“You are fine just the way you are.”
Those who have attended secular educational institutions in the past few decades have heard this mantra of self-acceptance repeated ad nauseam. We even hear the line echoed on tv or in our songs and music. There is something reassuring about this line because it is half true. Indeed, God loves us and we are loved just the way we are because of God’s infinite goodness. And that is a profound and wonderful truth.
However, after we experience the great peace of knowing God’s love for us, which quiets our anxieties and insecurities, we find another deep desire stirring within us. We desire greatness because we are made for greatness.
Man has always strived for greatness, even though he is often confused about what greatness is. The great lie, which led to the original sin of Adam and Eve, was that God was withholding god-like greatness from them and so they had to seize it for themselves.
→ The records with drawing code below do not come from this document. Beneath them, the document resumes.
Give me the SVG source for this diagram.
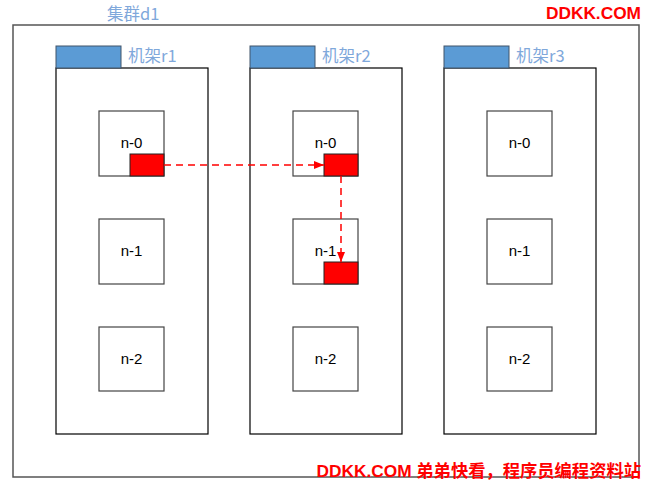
<svg xmlns="http://www.w3.org/2000/svg" width="645" height="482" viewBox="0 0 645 482">
<defs>
<style>
.cluster{fill:#fff;stroke:#555;stroke-width:1.5}
.rack{fill:#fff;stroke:#000;stroke-width:1.2}
.tab{fill:#5b9bd5;stroke:#41556b;stroke-width:1}
.node{fill:#fff;stroke:#444;stroke-width:1.2}
.blk{fill:#ff0000;stroke:#222;stroke-width:1}
.lbl{font-family:"Noto Sans CJK SC","Liberation Sans",sans-serif;font-size:16.5px;fill:#7fa8db}
.nt{font-family:"Liberation Sans","Noto Sans",sans-serif;font-size:15px;fill:#000;text-anchor:middle}
.wm{font-family:"Liberation Sans","Noto Sans CJK SC",sans-serif;font-weight:bold;font-size:17.3px;fill:#ff0000}
.flow{fill:none;stroke:#ff0000;stroke-width:1.5;stroke-dasharray:7,5}
</style>
<marker id="ah" markerWidth="10" markerHeight="8" refX="10" refY="4" orient="auto" markerUnits="userSpaceOnUse">
<path d="M0,0 L10,4 L0,8 Z" fill="#ff0000"/>
</marker>
</defs>
<rect width="645" height="482" fill="#fff"/>
<g id="cluster-d1">
<rect class="cluster" x="13" y="25" width="626" height="452"/>
<text class="lbl" x="107" y="20">集群d1</text>
</g>
<g id="rack-r1">
<rect class="rack" x="56" y="68" width="152" height="366"/>
<rect class="tab" x="56" y="46" width="65" height="22"/>
<text class="lbl" x="128" y="62">机架r1</text>
</g>
<g id="rack-r2">
<rect class="rack" x="250" y="68" width="152" height="366"/>
<rect class="tab" x="250" y="46" width="65" height="22"/>
<text class="lbl" x="322" y="62">机架r2</text>
</g>
<g id="rack-r3">
<rect class="rack" x="444" y="68" width="152" height="366"/>
<rect class="tab" x="444" y="46" width="65" height="22"/>
<text class="lbl" x="516" y="62">机架r3</text>
</g>
<g id="r1-n0"><rect class="node" x="99" y="111" width="65" height="65"/><text class="nt" x="131.5" y="148">n-0</text><rect class="blk" x="130" y="154" width="34" height="22"/></g>
<g id="r1-n1"><rect class="node" x="99" y="219" width="65" height="65"/><text class="nt" x="131.5" y="256">n-1</text></g>
<g id="r1-n2"><rect class="node" x="99" y="327" width="65" height="64"/><text class="nt" x="131.5" y="364">n-2</text></g>
<g id="r2-n0"><rect class="node" x="293" y="111" width="65" height="65"/><text class="nt" x="325.5" y="148">n-0</text><rect class="blk" x="324" y="154" width="34" height="22"/></g>
<g id="r2-n1"><rect class="node" x="293" y="219" width="65" height="65"/><text class="nt" x="325.5" y="256">n-1</text><rect class="blk" x="324" y="262" width="34" height="22"/></g>
<g id="r2-n2"><rect class="node" x="293" y="327" width="65" height="64"/><text class="nt" x="325.5" y="364">n-2</text></g>
<g id="r3-n0"><rect class="node" x="487" y="111" width="65" height="65"/><text class="nt" x="519.5" y="148">n-0</text></g>
<g id="r3-n1"><rect class="node" x="487" y="219" width="65" height="65"/><text class="nt" x="519.5" y="256">n-1</text></g>
<g id="r3-n2"><rect class="node" x="487" y="327" width="65" height="64"/><text class="nt" x="519.5" y="364">n-2</text></g>
<g id="connectors">
<path class="flow" d="M164,165 H324" marker-end="url(#ah)"/>
<path class="flow" d="M341,176 V262" marker-end="url(#ah)"/>
</g>
<text class="wm" x="641" y="19" text-anchor="end">DDKK.COM</text>
<text class="wm" x="641" y="477" text-anchor="end">DDKK.COM 弟弟快看，程序员编程资料站</text>
</svg>
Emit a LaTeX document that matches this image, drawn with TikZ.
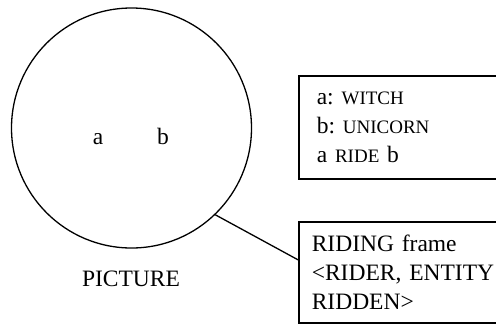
\documentclass[tikz,border=0pt]{standalone}
\usepackage{fontspec}
\setmainfont{Liberation Serif}
\frenchspacing
\newcommand\smc[1]{{\fontsize{19}{19}\selectfont #1}}
\begin{document}
\begin{tikzpicture}[x=1pt,y=-1pt,line cap=round,
    every node/.style={font=\fontsize{23.5}{29}\selectfont},
    box/.style={draw,line width=1.6pt,anchor=north west,text width=220pt,align=left}]
  \path[use as bounding box,clip] (0,0) rectangle (496,325);
  \node[circle,draw,line width=1.3pt,minimum size=240pt,inner sep=0pt] (pic) at (131.5,128) {};
  \node[anchor=base] (a) at (98,144) {a};
  \node[anchor=base] (b) at (163,144) {b};
  \node[anchor=base] (name) at (131,286) {PICTURE};
  \node[box,minimum height=103pt,inner xsep=18pt] (roles) at (298,75)
    {a: \smc{WITCH}\\ b: \smc{UNICORN}\\ a \smc{RIDE} b};
  \node[box,minimum height=101pt,inner xsep=13pt] (frame) at (298,221)
    {RIDING frame\\ <RIDER, ENTITY\\ RIDDEN>};
  \draw[line width=1.3pt] (pic.-46) -- ([yshift=12.5pt]frame.west);
\end{tikzpicture}
\end{document}
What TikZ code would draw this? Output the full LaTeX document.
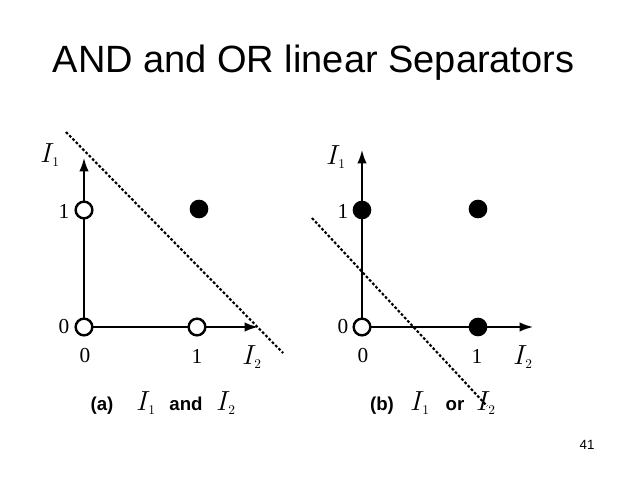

This counterfeit conception of greatness still has widespread appeal today.
It gained particular traction during the historical age known as the Renaissance and is a defining feature of modernity. In modernity, society went through a sort of adolescent struggle for identity: seeking to separate itself from God to establish itself. Only after leaving behind infantile faith could mankind be free to independently pursue its greatness according to its own ideas.
Taking the other side of the false opposition between God and man proposed by modernity was the reaction put forth by the more radical Protestants: God alone is great and any assertion of man’s goodness or striving for greatness is blasphemy. They believed that, because man and all of creation is so fallen, evil, and utterly depraved, we should exclusively focus on God alone. To honor man or creation would be idolatrous. This exclusivist reaction to the vanity of humanism inspired iconoclasm and skepticism toward human achievements including those of philosophy, science, and art. Churches were white-washed to hide any beauty that might distract from the lone cross permitted on the barren walls (which represented Christ alone).
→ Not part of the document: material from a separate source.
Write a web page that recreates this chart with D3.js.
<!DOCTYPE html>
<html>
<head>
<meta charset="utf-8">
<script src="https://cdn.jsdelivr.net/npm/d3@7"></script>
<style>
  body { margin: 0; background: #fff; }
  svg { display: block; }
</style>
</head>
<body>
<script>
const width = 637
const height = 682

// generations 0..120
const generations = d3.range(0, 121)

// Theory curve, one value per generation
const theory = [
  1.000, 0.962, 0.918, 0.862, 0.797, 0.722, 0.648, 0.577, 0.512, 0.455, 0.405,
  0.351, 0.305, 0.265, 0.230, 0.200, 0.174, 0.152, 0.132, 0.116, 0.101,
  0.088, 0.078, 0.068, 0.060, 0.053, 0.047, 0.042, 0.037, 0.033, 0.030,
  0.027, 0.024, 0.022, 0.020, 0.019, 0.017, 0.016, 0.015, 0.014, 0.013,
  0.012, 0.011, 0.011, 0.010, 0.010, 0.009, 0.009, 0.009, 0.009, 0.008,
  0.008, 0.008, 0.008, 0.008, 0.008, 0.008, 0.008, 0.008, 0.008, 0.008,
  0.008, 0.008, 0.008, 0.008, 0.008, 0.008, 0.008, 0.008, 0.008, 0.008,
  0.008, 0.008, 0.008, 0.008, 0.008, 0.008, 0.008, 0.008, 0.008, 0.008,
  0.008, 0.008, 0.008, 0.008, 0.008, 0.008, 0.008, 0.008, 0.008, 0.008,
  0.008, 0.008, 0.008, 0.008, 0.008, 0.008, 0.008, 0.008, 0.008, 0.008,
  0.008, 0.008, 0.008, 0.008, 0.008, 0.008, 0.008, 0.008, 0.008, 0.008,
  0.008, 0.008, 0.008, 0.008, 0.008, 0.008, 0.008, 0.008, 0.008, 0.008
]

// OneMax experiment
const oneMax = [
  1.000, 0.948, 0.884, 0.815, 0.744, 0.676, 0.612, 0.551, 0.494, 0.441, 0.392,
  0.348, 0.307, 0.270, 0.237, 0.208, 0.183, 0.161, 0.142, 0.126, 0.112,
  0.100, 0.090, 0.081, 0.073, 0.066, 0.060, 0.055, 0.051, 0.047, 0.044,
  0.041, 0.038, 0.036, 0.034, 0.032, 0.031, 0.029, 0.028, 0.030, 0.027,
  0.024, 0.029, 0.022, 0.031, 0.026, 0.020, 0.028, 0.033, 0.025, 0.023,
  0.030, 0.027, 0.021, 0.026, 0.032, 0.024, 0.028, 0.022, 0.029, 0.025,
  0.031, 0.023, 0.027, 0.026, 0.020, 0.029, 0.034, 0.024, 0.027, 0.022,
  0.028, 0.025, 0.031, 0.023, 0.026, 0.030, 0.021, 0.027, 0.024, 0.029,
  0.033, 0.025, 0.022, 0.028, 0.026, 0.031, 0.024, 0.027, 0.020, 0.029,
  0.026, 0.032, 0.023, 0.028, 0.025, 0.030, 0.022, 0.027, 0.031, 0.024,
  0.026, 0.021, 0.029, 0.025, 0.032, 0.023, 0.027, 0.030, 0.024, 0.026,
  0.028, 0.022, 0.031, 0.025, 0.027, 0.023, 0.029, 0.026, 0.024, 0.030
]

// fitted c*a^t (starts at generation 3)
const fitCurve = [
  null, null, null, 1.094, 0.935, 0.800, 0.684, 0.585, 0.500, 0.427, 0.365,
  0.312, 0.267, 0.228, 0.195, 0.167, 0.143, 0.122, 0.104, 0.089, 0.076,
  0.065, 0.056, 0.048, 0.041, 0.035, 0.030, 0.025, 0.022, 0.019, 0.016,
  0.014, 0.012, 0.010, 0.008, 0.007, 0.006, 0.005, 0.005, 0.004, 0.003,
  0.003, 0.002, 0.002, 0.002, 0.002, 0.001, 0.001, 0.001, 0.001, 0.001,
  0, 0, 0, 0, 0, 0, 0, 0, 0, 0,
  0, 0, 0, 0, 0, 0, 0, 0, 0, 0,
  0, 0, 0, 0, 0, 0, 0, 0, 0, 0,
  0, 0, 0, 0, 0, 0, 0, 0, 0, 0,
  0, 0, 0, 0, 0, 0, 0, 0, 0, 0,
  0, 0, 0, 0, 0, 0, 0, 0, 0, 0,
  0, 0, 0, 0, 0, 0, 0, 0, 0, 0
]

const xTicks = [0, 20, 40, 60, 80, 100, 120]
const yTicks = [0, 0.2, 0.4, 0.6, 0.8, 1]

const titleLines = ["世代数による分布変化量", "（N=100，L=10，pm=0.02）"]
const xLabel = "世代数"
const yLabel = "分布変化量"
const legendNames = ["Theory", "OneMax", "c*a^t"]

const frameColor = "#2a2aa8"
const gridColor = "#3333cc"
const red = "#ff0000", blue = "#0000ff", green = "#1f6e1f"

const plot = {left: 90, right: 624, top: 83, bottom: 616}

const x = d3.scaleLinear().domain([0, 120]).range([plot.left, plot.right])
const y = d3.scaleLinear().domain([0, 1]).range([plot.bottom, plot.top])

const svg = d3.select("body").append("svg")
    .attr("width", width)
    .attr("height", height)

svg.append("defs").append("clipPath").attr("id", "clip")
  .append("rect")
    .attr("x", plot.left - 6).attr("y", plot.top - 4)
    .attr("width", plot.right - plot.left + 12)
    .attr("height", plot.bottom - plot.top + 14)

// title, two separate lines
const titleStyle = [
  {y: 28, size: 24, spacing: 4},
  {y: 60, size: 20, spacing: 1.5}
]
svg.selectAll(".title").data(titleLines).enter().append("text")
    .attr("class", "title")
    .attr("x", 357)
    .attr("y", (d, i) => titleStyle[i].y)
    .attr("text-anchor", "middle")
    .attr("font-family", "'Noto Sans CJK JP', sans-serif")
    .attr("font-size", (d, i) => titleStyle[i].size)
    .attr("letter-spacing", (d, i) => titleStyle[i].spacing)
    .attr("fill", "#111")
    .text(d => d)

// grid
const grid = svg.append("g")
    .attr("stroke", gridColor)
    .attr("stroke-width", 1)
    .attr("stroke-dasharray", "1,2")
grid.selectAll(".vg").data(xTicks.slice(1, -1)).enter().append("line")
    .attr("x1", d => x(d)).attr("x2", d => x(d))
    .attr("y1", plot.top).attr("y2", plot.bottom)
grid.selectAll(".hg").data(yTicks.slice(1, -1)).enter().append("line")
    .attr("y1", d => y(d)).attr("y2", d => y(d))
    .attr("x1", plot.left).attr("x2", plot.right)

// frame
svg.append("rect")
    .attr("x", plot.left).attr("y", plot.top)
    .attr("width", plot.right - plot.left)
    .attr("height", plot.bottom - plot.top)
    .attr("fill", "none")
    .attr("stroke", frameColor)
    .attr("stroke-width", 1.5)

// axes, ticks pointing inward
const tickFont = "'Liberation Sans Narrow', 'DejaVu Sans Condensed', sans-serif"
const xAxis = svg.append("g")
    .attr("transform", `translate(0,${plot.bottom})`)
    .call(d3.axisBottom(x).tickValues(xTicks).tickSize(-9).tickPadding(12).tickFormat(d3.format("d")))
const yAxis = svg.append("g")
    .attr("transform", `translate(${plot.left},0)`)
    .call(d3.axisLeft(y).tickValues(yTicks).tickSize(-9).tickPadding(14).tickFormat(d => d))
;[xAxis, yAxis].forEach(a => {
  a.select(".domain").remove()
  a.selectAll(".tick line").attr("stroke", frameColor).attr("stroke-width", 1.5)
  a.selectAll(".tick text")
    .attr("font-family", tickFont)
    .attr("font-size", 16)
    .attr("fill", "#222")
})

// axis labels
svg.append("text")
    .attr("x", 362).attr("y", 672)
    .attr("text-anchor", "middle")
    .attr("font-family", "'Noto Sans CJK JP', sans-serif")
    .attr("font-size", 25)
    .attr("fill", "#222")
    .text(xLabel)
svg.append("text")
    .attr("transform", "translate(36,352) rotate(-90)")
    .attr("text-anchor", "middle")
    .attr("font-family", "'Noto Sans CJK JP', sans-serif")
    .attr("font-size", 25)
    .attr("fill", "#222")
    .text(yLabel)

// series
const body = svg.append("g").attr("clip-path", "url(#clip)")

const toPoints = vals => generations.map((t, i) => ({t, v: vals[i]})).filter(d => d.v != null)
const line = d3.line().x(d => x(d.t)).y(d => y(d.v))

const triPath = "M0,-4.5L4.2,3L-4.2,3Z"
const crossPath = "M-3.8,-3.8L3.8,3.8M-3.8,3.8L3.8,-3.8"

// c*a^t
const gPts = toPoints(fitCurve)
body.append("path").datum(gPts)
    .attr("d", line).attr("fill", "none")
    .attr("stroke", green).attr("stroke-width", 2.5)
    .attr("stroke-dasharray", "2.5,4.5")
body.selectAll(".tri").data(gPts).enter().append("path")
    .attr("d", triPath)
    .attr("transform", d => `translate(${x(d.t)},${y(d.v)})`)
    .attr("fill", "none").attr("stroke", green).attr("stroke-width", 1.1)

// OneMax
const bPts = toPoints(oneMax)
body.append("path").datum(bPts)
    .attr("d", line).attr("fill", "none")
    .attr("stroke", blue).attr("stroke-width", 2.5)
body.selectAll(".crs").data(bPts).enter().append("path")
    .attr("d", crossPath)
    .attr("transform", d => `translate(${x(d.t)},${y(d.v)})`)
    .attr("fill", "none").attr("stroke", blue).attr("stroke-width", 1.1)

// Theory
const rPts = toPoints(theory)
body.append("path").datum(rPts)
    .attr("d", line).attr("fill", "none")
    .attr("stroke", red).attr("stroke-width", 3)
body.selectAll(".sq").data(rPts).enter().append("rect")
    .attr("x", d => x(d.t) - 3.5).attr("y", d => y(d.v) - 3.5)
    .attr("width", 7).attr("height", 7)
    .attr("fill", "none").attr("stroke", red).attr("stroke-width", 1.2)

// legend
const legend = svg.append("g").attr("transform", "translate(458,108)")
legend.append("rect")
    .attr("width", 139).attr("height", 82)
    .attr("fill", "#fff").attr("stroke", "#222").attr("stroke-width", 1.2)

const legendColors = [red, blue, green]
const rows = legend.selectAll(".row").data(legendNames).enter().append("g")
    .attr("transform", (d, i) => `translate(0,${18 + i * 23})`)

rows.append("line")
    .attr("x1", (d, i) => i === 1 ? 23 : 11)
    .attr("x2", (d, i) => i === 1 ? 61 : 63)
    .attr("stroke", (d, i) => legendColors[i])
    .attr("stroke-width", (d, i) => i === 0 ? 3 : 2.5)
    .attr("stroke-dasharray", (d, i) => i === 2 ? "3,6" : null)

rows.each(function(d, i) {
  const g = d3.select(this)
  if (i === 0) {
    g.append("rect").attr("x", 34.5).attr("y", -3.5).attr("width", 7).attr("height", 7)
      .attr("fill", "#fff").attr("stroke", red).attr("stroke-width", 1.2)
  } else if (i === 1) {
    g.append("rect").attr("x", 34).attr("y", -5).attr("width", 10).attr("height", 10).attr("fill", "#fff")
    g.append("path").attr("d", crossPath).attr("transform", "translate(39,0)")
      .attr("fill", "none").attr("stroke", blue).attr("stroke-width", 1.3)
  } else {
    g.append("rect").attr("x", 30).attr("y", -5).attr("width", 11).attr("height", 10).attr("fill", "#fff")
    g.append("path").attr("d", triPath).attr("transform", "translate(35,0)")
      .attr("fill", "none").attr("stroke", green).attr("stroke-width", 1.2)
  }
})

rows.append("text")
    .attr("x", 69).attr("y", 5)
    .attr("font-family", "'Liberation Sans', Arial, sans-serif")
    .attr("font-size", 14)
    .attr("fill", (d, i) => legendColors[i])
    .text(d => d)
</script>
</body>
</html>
Today we celebrate the memorial of St. Ignatius of Loyola, founder of the Society of Jesus; a Christian who strove with all his might for God’s glory and in doing so realized his own greatness.
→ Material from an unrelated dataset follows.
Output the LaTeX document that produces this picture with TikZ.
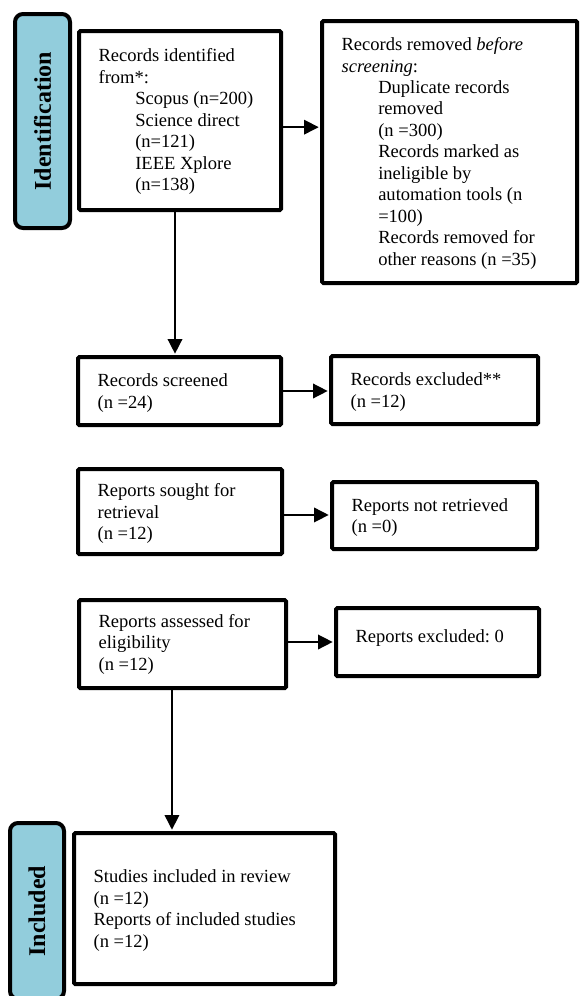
\documentclass[tikz,border=0pt]{standalone}
\usepackage{fontspec}
\setmainfont{Liberation Serif}
\usetikzlibrary{arrows.meta,calc}
\definecolor{labelblue}{RGB}{146,205,220}
\newcommand{\ind}{\hspace*{27.5pt}}
\frenchspacing
\begin{document}
\begin{tikzpicture}[x=0.75pt,y=-0.75pt,
  box/.style={draw=black,line width=3pt,rectangle,rounded corners=1pt,inner sep=0pt,fill=white},
  stage/.style={draw=black,line width=3pt,rectangle,rounded corners=6pt,fill=labelblue,inner sep=0pt},
  stagetext/.style={rotate=90,font=\fontsize{18pt}{21pt}\selectfont\bfseries,inner sep=0pt},
  txt/.style={align=left,inner sep=0pt,font=\fontsize{13.9pt}{16.1pt}\selectfont,anchor=west},
  arr/.style={line width=1.1pt,-{Triangle[length=11pt,width=11pt]},shorten >=1pt}]
\useasboundingbox (0,0) rectangle (581,996);

% stage labels
\node[stage,minimum width=41.25pt,minimum height=160.5pt] (lid) at (42.5,121) {};
\node[stagetext] (lidt) at (lid.center) {Identification};
\node[stage,minimum width=40.5pt,minimum height=132pt] (linc) at (37,911) {};
\node[stagetext] (linct) at (linc.center) {Included};

% boxes
\node[box,minimum width=151.5pt,minimum height=134.25pt] (idb) at (180,120.5) {};
\node[box,minimum width=191.25pt,minimum height=196.5pt] (rem) at (449.5,152) {};
\node[box,minimum width=152.25pt,minimum height=51pt] (scr) at (179.5,391) {};
\node[box,minimum width=155.25pt,minimum height=51pt] (exc) at (434.5,390) {};
\node[box,minimum width=153pt,minimum height=63.75pt] (sou) at (180,511.5) {};
\node[box,minimum width=153.75pt,minimum height=50.25pt] (nrt) at (434.5,515.5) {};
\node[box,minimum width=155.25pt,minimum height=66pt] (ass) at (182.5,644) {};
\node[box,minimum width=152.25pt,minimum height=51pt] (rex) at (437.5,642) {};
\node[box,minimum width=195.75pt,minimum height=113.25pt] (stu) at (204.5,908.5) {};

% texts
\node[txt] (idbt) at ([xshift=16pt,yshift=-1pt]idb.west) {Records identified\\from*:\\\ind Scopus (n=200)\\\ind Science direct\\\ind (n=121)\\\ind IEEE Xplore\\\ind (n=138)};
\node[txt] (remt) at ([xshift=16pt,yshift=-1pt]rem.west) {Records removed \textit{before}\\\textit{screening}:\\\ind Duplicate records\\\ind removed\\\ind (n =300)\\\ind Records marked as\\\ind ineligible by\\\ind automation tools (n\\\ind =100)\\\ind Records removed for\\\ind other reasons (n =35)};
\node[txt] (scrt) at ([xshift=16pt,yshift=-1.5pt]scr.west) {Records screened\\(n =24)};
\node[txt] (exct) at ([xshift=16pt,yshift=-1.5pt]exc.west) {Records excluded**\\(n =12)};
\node[txt] (sout) at ([xshift=16pt,yshift=-1.5pt]sou.west) {Reports sought for\\retrieval\\(n =12)};
\node[txt] (nrtt) at ([xshift=16pt,yshift=-1.5pt]nrt.west) {Reports not retrieved\\(n =0)};
\node[txt] (asst) at ([xshift=16pt]ass.west) {Reports assessed for\\eligibility\\(n =12)};
\node[txt,anchor=base west] (rext) at ([xshift=16pt]rex.west) {Reports excluded: 0};
\node[txt] (stut) at ([xshift=16pt,yshift=-1.5pt]stu.west) {Studies included in review\\(n =12)\\Reports of included studies\\(n =12)};

% connectors
\coordinate (a1) at ([yshift=-5pt]idb.east);
\draw[arr] (a1) -- (a1 -| rem.west);
\coordinate (v1) at ([xshift=-3.75pt]idb.south);
\draw[arr] (v1) -- (v1 |- scr.north);
\draw[arr] (scr.east) -- (scr.east -| exc.west);
\coordinate (a3) at ([yshift=-2.6pt]sou.east);
\draw[arr] (a3) -- (a3 -| nrt.west);
\coordinate (a4) at ([yshift=1.5pt]ass.east);
\draw[arr] (a4) -- (a4 -| rex.west);
\coordinate (v2) at ([xshift=-7.9pt]ass.south);
\draw[arr] (v2) -- (v2 |- stu.north);
\end{tikzpicture}
\end{document}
Before his conversion Ignazio had sought his greatness as a soldier on the battlefield. After a serious injury he was inspired to seek greater glory while reading the lives of the saints. The humility which accompanies conversion cured his pride, but not by extinguishing his desire for greatness. Instead, it clarified what true greatness was with the light of eternal truth, and it enkindled and formed his desire for greatness into the virtue of magnanimity. As St. Thomas says, “There is in man something great which he possesses through the gift of God; and something defective which accrues to him through the weakness of nature. Accordingly magnanimity makes a man deem himself worthy of great things in consideration of the gifts he holds from God.”
St. Ignatius—enlightened by faith—understood that our greatness comes from God, who is himself the source of all goodness and excellence. He also understood that God is generous and desires to share his greatness with us—even raising us up by grace—to share in his own divine life.
Similarly, the Church’s attitude toward the striving of humanism was not to cover up or put down the achievements of humanity but to raise them up even higher by orienting them in relation to God. The Church bestowed the greatest glory given to human art when it commissioned the masters of the Renaissance to give glory to God through masterpieces that elevate our souls to God in worship.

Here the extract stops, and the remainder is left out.